Just recently I’ve also discovered another facial mister from Raw Gaia. I’ve been using their Organic German Blue Chamomile Floral Water as a toner after cleansing and, given the calming properties of chamomile, have found it particularly soothing when my skin is inflamed with rosacea.

They do quite an extensive range of floral waters, with many and varied properties, and I’m keen to try more. The full range includes frankincense, juniper, lavender, neroli, rose otto, witch hazel, geranium and tea tree. The only downside is that they come in glass bottles and, as such, are less portable and not really beach-bag appropriate. But the heavy blue glass looks gorgeous in the bathroom.

Pic shows Raw Gaia toner to illustrate bottle

Liz Earle Instant Boost Skin Tonic, from £4.85 (30ml spritzer) to £12 (200ml spritzer). Available on Liz Earle website and at selected John Lewis stores. Ingredients: Aqua (water), Aloe barbadensis (aloe vera) leaf juice, Glycerin, PEG-40 hydrogenated castor oil, Cucumis sativus (cucumber) fruit extract, Calendula officinalis (calendula) flower extract, Anthemis nobilis (chamomile) extract, Humulus lupulus (hops) extract, Panthenol, Allantoin, Tocopherol (vitamin E), Tocopheryl acetate, Parfum (fragrance), Citronellol, Coumarin, Geraniol, Linalool, Sodium hydroxide, Phenoxyethanol, Benzoic acid, Dehydroacetic acid, Ethylhexylglycerin, Polyaminopropyl biguanide.

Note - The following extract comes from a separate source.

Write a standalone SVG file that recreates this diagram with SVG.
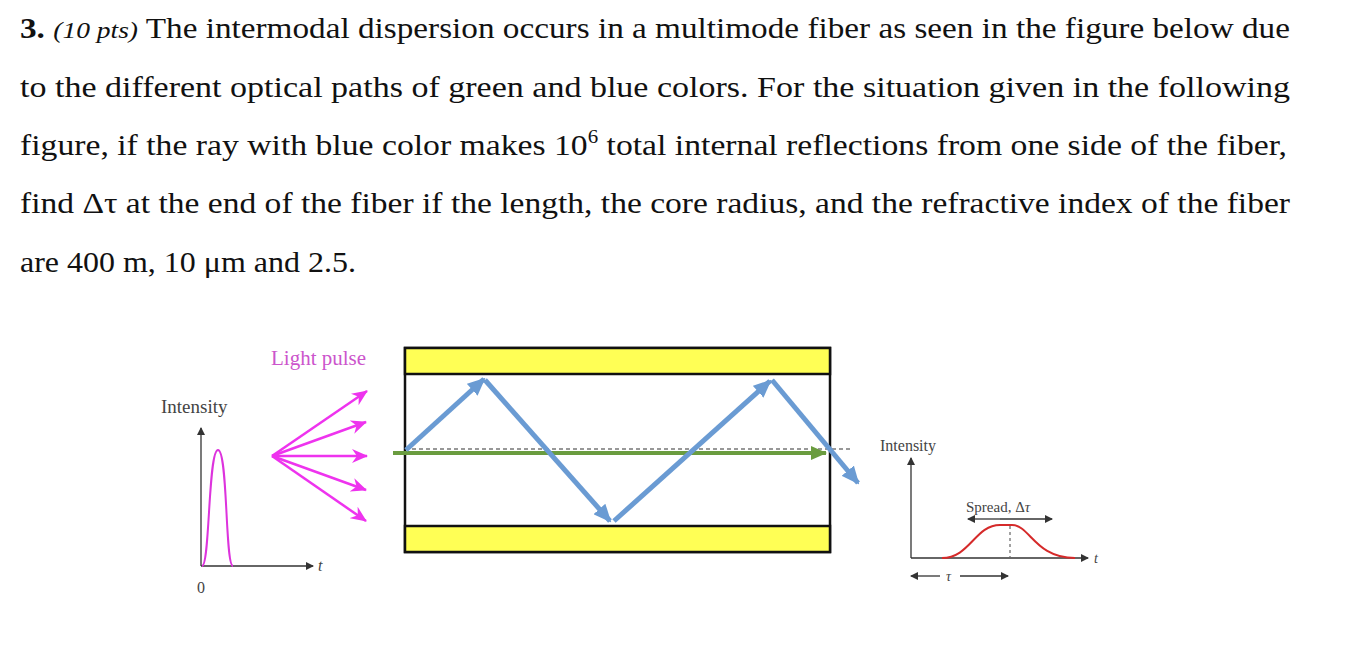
<svg xmlns="http://www.w3.org/2000/svg" width="1370" height="652" viewBox="0 0 1370 652">
<style>
.t{font-family:"Liberation Serif",serif;font-size:29px;fill:#111}
.s{font-family:"Liberation Serif",serif;fill:#444}
.ax{stroke:#333;stroke-width:1.3;fill:none}
.mg{stroke:#ee33ee;stroke-width:2.5;fill:none}
.bl{stroke:#6a9bd3;stroke-width:5;fill:none}
</style>
<defs>
<marker id="ma" markerWidth="8" markerHeight="8" refX="7" refY="4" orient="auto" markerUnits="userSpaceOnUse"><path d="M0,0L8,4L0,8z" fill="#333"/></marker>
<marker id="mm" markerWidth="16" markerHeight="14" refX="15" refY="7" orient="auto" markerUnits="userSpaceOnUse"><path d="M0,0L16,7L0,14L5,7z" fill="#ee33ee"/></marker>
<marker id="mb" markerWidth="18" markerHeight="16" refX="16" refY="8" orient="auto" markerUnits="userSpaceOnUse"><path d="M0,0L18,8L0,16z" fill="#6a9bd3"/></marker>
<marker id="mgr" markerWidth="16" markerHeight="14" refX="15" refY="7" orient="auto" markerUnits="userSpaceOnUse"><path d="M0,0L16,7L0,14z" fill="#6a9c3f"/></marker>
</defs>
<rect width="1370" height="652" fill="#fff"/>
<g id="text">
<text class="t" x="20" y="38" textLength="1270" lengthAdjust="spacingAndGlyphs"><tspan font-weight="bold">3.</tspan> <tspan font-style="italic" font-size="24">(10 pts)</tspan> The intermodal dispersion occurs in a multimode fiber as seen in the figure below due</text>
<text class="t" x="20" y="97" textLength="1270" lengthAdjust="spacingAndGlyphs">to the different optical paths of green and blue colors. For the situation given in the following</text>
<text class="t" x="20" y="155" textLength="1267" lengthAdjust="spacingAndGlyphs">figure, if the ray with blue color makes 10<tspan font-size="18" dy="-12">6</tspan><tspan dy="12"> total internal reflections from one side of the fiber,</tspan></text>
<text class="t" x="20" y="213" textLength="1270" lengthAdjust="spacingAndGlyphs">find Δτ at the end of the fiber if the length, the core radius, and the refractive index of the fiber</text>
<text class="t" x="20" y="272" textLength="336" lengthAdjust="spacingAndGlyphs">are 400 m, 10 μm and 2.5.</text>
</g>
<g id="input-pulse">
<text class="s" x="161" y="413" font-size="19">Intensity</text>
<line class="ax" x1="201" y1="566" x2="201" y2="428" marker-end="url(#ma)"/>
<line class="ax" x1="201" y1="566" x2="313" y2="566" marker-end="url(#ma)"/>
<text class="s" x="318" y="571" font-size="16" font-style="italic">t</text>
<text class="s" x="197" y="593" font-size="16">0</text>
<path d="M202,566 C210,566 208,450 218,450 C228,450 225,566 233,566" stroke="#dd33dd" stroke-width="2" fill="none"/>
</g>
<g id="light-pulse">
<text x="271" y="365" font-family="Liberation Serif,serif" font-size="21" fill="#cc55cc">Light pulse</text>
<line class="mg" x1="272" y1="456" x2="367" y2="391" marker-end="url(#mm)"/>
<line class="mg" x1="272" y1="456" x2="366" y2="422" marker-end="url(#mm)"/>
<line class="mg" x1="272" y1="456" x2="367" y2="456" marker-end="url(#mm)"/>
<line class="mg" x1="272" y1="456" x2="366" y2="490" marker-end="url(#mm)"/>
<line class="mg" x1="272" y1="456" x2="366" y2="521" marker-end="url(#mm)"/>
</g>
<g id="fiber">
<rect x="405" y="348" width="425" height="204" fill="#fff" stroke="#111" stroke-width="2.5"/>
<rect x="405" y="348" width="425" height="26" fill="#ffff55" stroke="#111" stroke-width="2.5"/>
<rect x="405" y="526" width="425" height="26" fill="#ffff55" stroke="#111" stroke-width="2.5"/>
</g>
<g id="connectors">
<line x1="405" y1="449" x2="850" y2="449" stroke="#333" stroke-width="1.2" stroke-dasharray="4,3"/>
<line x1="393" y1="453" x2="826" y2="453" stroke="#6a9c3f" stroke-width="4" marker-end="url(#mgr)"/>
<line class="bl" x1="406" y1="450" x2="484" y2="379" marker-end="url(#mb)"/>
<line class="bl" x1="485" y1="380" x2="610" y2="521" marker-end="url(#mb)"/>
<line class="bl" x1="614" y1="521" x2="770" y2="381" marker-end="url(#mb)"/>
<line class="bl" x1="772" y1="380" x2="858" y2="483" marker-end="url(#mb)"/>
</g>
<g id="output-pulse">
<text class="s" x="880" y="451" font-size="16">Intensity</text>
<line class="ax" x1="911" y1="558" x2="911" y2="458" marker-end="url(#ma)"/>
<line class="ax" x1="911" y1="558" x2="1088" y2="558" marker-end="url(#ma)"/>
<text class="s" x="1094" y="563" font-size="14" font-style="italic">t</text>
<path d="M942,558 C970,558 975,525 1000,525 L1012,525 C1030,525 1035,558 1075,558" stroke="#d52a2a" stroke-width="2" fill="none"/>
<line x1="1010" y1="526" x2="1010" y2="557" stroke="#444" stroke-width="1" stroke-dasharray="3,3"/>
<text class="s" x="966" y="512" font-size="15">Spread, Δ<tspan font-style="italic">τ</tspan></text>
<line class="ax" x1="1000" y1="519" x2="968" y2="519" marker-end="url(#ma)"/>
<line class="ax" x1="1000" y1="519" x2="1052" y2="519" marker-end="url(#ma)"/>
<line class="ax" x1="940" y1="576" x2="911" y2="576" marker-end="url(#ma)"/>
<text class="s" x="946" y="581" font-size="14" font-style="italic">τ</text>
<line class="ax" x1="960" y1="576" x2="1008" y2="576" marker-end="url(#ma)"/>
</g>
</svg>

Avene Thermal Water Spray, from £3.15 (for 50ml) to £6.50 (for 150ml). Available in Boots. Ingredients: Avene thermal spring water (Avene aqua), nitrogen.

Raw Gaia Floral Waters, £10.99 (Witch Hazel, Geranium, German Blue Chamomile, Rose Otto, Lavender, Neroli), £11.49 (Juniper), £14.29 (Frankincense), £14.69 (Tea tree). Available from the Raw Gaia website. Although the ingredients for the German Blue Geranium floral water aren’t listed on the website, floral waters are often produced as a by-product of the process by which essential oils are made.